(Data listing)
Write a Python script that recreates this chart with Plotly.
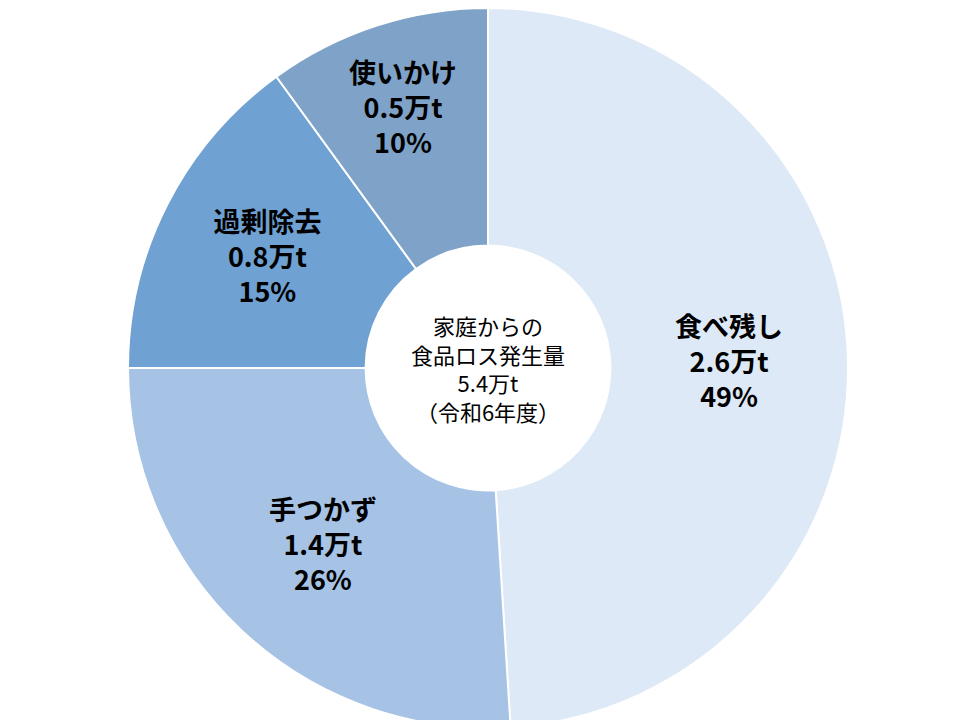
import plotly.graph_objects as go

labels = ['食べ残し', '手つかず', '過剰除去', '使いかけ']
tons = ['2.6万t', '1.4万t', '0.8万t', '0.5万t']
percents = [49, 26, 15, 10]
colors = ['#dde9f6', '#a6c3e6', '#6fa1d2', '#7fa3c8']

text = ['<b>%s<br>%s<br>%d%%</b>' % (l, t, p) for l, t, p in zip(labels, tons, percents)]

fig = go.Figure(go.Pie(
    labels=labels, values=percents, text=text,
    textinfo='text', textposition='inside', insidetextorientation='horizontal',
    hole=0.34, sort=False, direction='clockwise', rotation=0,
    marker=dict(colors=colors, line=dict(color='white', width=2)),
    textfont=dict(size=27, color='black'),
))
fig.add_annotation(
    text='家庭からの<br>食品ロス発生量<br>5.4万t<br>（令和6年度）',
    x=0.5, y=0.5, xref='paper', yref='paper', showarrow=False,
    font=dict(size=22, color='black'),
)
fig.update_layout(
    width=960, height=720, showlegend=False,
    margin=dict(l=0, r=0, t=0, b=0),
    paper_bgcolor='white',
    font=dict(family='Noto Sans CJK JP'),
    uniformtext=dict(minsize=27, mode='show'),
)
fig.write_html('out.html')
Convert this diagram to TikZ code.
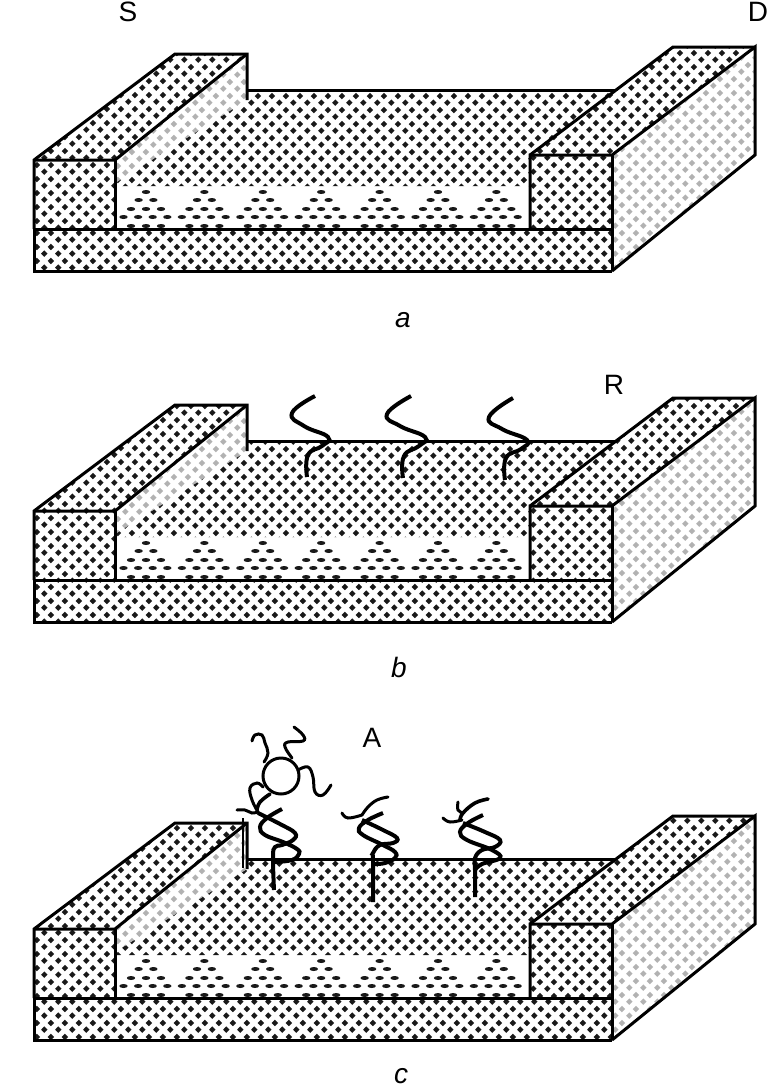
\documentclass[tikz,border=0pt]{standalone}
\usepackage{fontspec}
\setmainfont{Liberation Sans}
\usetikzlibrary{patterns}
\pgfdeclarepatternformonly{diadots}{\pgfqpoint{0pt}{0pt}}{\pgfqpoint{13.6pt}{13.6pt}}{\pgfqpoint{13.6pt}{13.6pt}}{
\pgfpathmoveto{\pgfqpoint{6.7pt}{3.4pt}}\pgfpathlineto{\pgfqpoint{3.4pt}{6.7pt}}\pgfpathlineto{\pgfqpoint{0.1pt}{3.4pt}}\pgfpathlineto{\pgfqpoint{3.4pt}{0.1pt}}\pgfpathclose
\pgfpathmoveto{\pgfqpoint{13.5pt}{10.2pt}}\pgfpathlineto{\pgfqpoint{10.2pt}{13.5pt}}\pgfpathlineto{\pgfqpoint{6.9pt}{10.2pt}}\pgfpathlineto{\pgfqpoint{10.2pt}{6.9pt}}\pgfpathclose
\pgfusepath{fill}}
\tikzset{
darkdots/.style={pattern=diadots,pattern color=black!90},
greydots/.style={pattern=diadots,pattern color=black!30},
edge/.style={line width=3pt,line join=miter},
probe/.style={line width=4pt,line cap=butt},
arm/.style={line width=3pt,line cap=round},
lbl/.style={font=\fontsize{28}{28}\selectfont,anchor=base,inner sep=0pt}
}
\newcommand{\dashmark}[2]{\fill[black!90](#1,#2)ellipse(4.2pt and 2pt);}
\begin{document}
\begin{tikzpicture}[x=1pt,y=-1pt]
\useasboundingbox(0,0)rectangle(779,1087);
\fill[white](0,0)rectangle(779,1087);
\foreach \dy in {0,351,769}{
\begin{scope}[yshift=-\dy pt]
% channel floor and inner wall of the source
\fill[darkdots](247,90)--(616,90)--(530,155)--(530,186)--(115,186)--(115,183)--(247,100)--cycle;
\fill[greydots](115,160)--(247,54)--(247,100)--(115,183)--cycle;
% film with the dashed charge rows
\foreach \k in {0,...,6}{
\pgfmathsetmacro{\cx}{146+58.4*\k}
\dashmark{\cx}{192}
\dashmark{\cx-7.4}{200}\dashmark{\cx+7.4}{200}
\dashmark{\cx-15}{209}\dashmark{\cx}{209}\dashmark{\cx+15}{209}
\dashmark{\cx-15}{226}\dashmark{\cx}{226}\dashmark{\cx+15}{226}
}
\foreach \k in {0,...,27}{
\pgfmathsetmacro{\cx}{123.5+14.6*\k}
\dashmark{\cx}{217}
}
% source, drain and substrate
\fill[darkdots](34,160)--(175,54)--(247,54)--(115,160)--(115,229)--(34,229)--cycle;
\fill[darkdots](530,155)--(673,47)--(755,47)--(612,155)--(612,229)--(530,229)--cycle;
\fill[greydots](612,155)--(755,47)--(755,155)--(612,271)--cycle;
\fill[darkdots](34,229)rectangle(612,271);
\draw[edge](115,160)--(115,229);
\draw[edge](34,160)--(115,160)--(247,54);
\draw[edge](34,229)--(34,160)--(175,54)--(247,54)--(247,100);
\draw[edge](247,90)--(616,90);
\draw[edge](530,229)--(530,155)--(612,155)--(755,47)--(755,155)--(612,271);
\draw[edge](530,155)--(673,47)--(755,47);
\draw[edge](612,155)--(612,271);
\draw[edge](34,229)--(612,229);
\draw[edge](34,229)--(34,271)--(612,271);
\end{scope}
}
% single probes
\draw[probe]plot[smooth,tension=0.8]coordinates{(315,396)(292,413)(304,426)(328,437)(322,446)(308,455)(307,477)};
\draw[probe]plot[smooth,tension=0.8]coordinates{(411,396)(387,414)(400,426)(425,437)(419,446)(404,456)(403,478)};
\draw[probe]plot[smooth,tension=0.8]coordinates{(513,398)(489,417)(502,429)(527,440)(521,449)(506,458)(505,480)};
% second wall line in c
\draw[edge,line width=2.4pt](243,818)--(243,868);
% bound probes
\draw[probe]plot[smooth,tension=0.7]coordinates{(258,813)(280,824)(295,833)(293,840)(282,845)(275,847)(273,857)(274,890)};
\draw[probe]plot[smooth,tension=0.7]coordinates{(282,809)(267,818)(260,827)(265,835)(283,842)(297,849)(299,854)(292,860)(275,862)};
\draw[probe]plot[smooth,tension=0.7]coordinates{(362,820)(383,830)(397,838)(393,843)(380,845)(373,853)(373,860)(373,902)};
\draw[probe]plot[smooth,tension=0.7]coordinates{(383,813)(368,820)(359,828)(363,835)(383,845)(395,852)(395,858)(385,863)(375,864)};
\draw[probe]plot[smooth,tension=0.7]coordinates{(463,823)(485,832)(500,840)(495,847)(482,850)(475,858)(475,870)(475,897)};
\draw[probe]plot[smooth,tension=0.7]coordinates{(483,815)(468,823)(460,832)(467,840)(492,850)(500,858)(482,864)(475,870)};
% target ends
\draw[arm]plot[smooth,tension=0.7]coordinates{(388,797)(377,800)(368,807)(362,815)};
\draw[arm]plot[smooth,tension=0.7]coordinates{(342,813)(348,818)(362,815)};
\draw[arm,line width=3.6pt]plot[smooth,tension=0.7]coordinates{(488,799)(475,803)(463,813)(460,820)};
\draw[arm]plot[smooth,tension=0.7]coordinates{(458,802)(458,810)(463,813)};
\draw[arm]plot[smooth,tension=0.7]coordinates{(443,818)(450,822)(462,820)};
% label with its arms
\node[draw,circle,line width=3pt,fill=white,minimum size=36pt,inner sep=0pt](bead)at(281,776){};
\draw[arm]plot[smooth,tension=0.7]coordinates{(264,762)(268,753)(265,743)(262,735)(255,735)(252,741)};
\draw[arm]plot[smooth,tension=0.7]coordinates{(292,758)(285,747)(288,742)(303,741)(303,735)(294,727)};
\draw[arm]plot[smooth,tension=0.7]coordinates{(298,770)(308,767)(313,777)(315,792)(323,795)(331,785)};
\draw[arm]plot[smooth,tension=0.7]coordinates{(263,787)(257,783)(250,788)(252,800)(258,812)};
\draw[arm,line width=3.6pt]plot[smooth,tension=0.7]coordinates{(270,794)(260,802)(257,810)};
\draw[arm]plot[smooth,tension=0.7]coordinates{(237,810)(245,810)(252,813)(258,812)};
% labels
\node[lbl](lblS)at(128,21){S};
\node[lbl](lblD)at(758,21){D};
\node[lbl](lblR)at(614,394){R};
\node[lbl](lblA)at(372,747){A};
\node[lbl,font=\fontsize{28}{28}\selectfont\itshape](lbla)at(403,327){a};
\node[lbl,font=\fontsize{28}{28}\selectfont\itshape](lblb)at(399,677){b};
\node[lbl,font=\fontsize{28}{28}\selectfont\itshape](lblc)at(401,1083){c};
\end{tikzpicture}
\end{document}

■ **Task objective**:
Give back exactly the lines from the top of the records to the line containing "text = ['<b>%s<br>%s<br>%d%%</b>'", both included, and no pictures.

■ **Answer for this exercise**:
Write a Python script that recreates this chart with Plotly.
import plotly.graph_objects as go

labels = ['食べ残し', '手つかず', '過剰除去', '使いかけ']
tons = ['2.6万t', '1.4万t', '0.8万t', '0.5万t']
percents = [49, 26, 15, 10]
colors = ['#dde9f6', '#a6c3e6', '#6fa1d2', '#7fa3c8']

text = ['<b>%s<br>%s<br>%d%%</b>' % (l, t, p) for l, t, p in zip(labels, tons, percents)]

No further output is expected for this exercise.